Rodolphe Bosselut : Sans vouloir être manichéen, je pense que tous ces groupes utilisent l'arme que représente le lobbying intensif, notamment à la Commission européenne. Il peut donc y avoir une vraie problématique européenne, pas uniquement sectaire d'ailleurs, de convergence. On pourrait avoir une harmonisation "spirituelle" comme on voudrait tendre vers une harmonisation fiscale. La Miviludes n'est d'ailleurs pas contre, elle n'est pas une police de la pensée, l'article 9 de la Convention européenne des Droits de l'Homme n'est absolument pas mis à mal en France.

Après, il faut aussi reconnaître que la Cour européenne des droits de l'homme calque son système judiciaire sur un modèle américain où quelques grands principes sont érigés en normes intouchables s'imposant à tous.

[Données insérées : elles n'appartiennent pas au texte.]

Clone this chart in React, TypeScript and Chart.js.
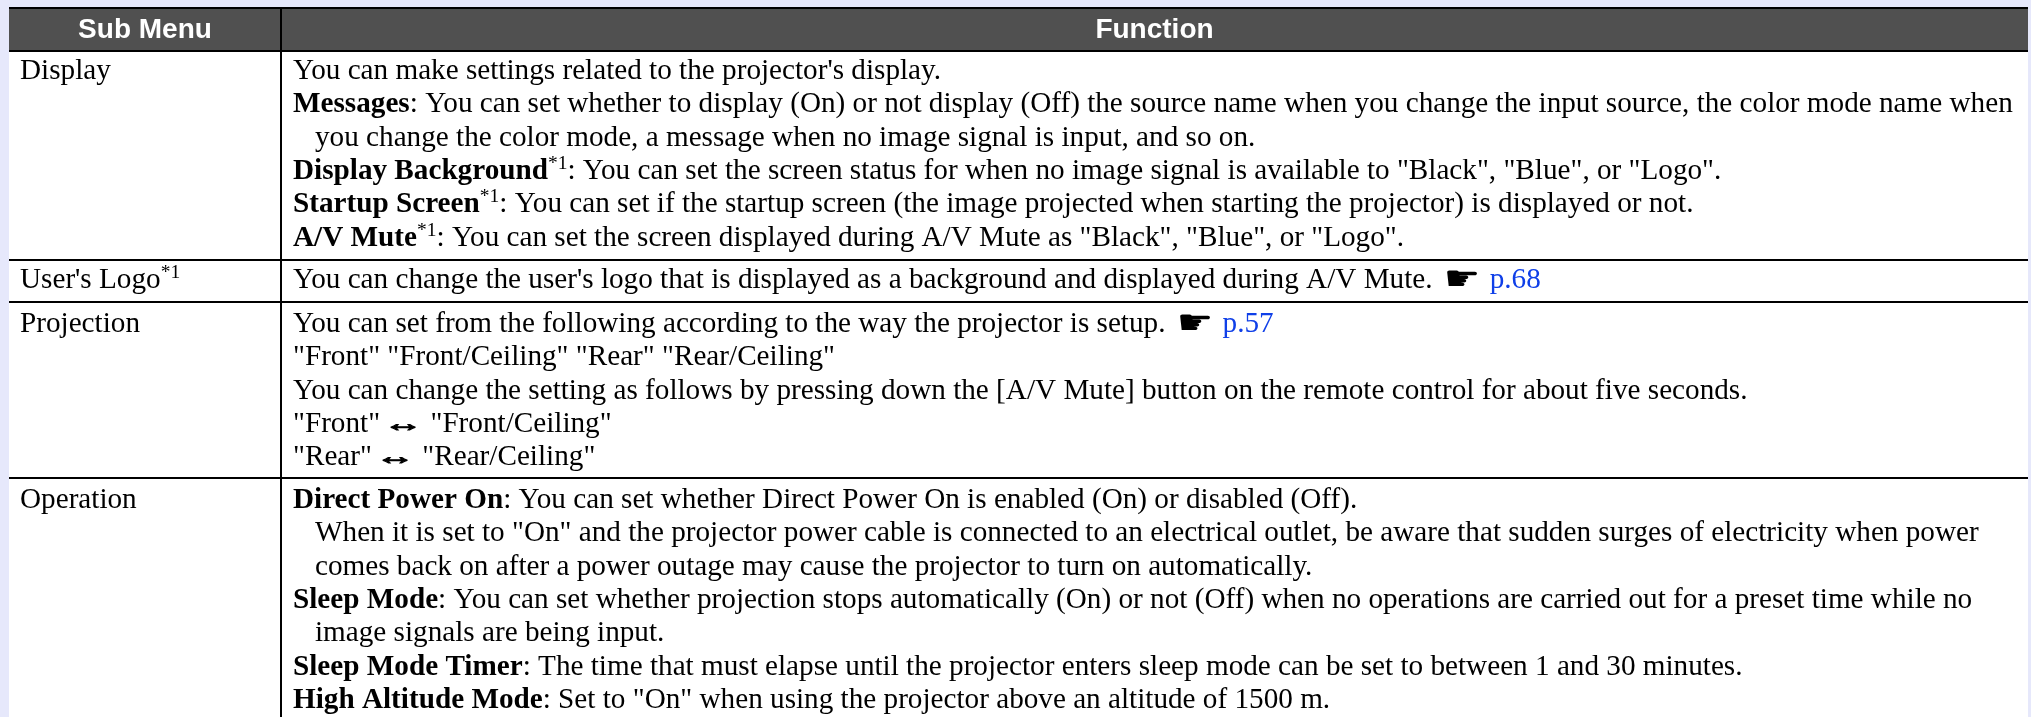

Thierry Bécourt : Les choses sont simples, la France est responsable de ses actes, et ses actes ont été condamnés. Cela sanctionne le retard français sur la compréhension des nouveaux mouvements spirituels, qui sont mieux admis chez nos voisins européens, où la question est débattue avec des avis d'universitaires. A la Miviludes, par exemple, il n'y aucun universitaire...

Quant à l'opinion publique, nous savons très bien qu'elle à d'autres préoccupations plus ancrées dans la vie quotidienne que cette question. J'espère plutôt que ces décisions vont permettre aux représentants de ces nouvelles spiritualités d'être plus visibles dans les médias, sans cet emballement qui règne quand on parle habituellement du sujet.

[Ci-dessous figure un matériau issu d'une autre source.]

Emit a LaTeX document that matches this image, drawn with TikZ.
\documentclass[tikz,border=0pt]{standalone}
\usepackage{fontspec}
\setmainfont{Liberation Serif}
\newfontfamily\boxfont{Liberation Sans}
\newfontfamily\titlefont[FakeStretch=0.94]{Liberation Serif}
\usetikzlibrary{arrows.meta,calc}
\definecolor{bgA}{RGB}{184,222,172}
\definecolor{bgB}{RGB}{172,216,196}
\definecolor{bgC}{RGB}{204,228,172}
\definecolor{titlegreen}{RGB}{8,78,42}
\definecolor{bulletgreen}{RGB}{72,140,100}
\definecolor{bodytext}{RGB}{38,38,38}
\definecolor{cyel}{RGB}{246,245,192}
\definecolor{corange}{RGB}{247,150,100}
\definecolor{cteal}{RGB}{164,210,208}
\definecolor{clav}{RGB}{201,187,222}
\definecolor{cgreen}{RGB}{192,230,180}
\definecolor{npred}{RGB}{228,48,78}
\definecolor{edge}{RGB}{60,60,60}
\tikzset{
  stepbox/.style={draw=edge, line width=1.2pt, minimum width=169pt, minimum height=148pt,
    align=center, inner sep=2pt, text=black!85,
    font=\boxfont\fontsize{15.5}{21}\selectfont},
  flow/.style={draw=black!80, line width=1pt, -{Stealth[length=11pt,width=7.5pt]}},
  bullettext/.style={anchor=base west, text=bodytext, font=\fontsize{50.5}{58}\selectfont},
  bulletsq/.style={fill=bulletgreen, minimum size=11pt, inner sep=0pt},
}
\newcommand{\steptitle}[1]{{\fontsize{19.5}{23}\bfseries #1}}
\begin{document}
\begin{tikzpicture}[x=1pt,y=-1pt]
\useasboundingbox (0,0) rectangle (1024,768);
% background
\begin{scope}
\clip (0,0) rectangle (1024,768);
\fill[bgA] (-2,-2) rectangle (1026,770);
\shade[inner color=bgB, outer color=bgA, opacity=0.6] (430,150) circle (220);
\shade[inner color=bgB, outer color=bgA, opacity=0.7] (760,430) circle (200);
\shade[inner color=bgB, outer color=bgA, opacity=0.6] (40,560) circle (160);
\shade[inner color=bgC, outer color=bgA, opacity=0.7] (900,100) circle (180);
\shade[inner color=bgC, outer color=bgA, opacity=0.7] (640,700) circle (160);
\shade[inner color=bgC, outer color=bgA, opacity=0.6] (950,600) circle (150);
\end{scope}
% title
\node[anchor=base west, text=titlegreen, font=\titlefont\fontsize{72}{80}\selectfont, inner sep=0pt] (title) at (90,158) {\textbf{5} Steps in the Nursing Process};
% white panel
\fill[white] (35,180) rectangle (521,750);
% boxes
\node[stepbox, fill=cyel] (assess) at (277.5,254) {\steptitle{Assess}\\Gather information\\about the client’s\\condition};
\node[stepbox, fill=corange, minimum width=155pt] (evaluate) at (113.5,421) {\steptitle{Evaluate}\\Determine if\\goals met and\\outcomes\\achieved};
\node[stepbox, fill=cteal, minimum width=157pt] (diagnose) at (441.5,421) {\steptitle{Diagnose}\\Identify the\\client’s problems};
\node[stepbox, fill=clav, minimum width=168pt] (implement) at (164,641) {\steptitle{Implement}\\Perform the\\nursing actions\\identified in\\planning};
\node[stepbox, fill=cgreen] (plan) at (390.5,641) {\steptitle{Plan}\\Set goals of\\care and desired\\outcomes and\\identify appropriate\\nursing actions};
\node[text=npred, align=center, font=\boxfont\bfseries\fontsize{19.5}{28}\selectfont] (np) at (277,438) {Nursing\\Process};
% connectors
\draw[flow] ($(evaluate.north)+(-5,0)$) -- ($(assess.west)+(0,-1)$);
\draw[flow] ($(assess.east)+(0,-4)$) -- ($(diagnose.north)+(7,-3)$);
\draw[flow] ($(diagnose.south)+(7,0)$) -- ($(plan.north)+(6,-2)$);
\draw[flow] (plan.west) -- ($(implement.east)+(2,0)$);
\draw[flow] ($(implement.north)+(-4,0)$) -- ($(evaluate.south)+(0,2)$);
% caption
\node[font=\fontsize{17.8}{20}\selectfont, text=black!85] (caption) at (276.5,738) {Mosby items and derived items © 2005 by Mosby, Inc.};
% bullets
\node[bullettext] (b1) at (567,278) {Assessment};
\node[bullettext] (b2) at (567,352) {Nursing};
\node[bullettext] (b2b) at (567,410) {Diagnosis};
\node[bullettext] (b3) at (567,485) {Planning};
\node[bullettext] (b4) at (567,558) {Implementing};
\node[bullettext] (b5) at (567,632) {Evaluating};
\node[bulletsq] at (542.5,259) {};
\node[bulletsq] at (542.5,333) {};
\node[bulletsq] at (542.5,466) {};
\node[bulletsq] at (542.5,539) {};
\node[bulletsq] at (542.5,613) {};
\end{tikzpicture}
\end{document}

La position française contre les "sectes" ne témoigne-t-elle pas d'une équation insoluble entre liberté de toutes les consciences et laïcité à la française ? Les deux peuvent-ils être réellement compatibles ?

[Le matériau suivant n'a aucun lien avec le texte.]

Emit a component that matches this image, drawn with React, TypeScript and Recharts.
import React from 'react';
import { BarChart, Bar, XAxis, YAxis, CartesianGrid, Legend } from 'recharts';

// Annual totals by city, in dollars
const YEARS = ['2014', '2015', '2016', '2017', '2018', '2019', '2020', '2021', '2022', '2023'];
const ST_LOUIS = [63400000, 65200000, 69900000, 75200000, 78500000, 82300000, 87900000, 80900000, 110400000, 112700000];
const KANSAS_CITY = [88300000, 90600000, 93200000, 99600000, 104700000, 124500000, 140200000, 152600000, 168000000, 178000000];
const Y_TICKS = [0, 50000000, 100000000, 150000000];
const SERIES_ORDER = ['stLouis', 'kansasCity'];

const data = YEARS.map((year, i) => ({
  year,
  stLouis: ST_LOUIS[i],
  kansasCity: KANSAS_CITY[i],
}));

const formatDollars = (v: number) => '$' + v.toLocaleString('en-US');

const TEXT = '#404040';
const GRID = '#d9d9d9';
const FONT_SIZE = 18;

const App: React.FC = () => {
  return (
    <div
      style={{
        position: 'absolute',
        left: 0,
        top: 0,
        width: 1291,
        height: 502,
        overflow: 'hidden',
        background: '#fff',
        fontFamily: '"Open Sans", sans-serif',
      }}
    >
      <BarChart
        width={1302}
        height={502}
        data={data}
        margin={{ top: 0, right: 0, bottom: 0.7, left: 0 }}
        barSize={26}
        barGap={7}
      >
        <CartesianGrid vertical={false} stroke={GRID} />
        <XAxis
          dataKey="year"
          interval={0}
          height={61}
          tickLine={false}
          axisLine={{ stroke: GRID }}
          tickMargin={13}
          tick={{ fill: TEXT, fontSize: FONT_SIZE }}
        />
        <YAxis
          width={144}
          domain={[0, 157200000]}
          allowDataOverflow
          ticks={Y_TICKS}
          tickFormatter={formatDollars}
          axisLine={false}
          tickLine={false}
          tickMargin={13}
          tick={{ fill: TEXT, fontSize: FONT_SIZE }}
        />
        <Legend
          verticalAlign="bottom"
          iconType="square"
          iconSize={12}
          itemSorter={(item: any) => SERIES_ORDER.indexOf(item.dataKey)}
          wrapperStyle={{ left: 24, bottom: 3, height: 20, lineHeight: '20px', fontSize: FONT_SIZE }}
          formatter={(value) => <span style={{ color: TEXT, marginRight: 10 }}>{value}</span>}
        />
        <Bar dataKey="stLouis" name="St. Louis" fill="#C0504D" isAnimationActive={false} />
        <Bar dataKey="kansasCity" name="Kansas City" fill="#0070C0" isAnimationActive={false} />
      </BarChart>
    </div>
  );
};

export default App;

Thierry Bécourt : Il y a une schizophrénie française qui consiste à se déclarer laïque et à vouloir qualifier des mouvements de "sectes". Si on ne reconnaît pas de religion, cette question de devrait pas se poser. Cependant, ne pas reconnaître ne veut pas dire ne pas avoir connaissance, et je comprends que l'État cherche à se renseigner. Mais je voudrais qu'il y ait plus de compréhension dans cette démarche, au lieu de vouloir faire peur avec un label "secte".

Rodolphe Bosselut : C'est le piège classique qu'agitent les pro-sectes. La laïcité, c'est la séparation de la religion et de l'État. Or, la secte en tant que telle n'est pas liée au phénomène religieux. La secte, c'est le système totalitaire appliqué à l'individu. Cela utilise parfois des références religieuses, mais de nombreuses sectes reposent sur de simples règles de vie sans rapport à une religion. 

La grande habileté des pro-sectes est de se faire passer pour des religieux opprimés, comme Sainte Blandine jetée aux lions. Ne nous trompons pas de débat, cela n'a aucun rapport avec la laïcité.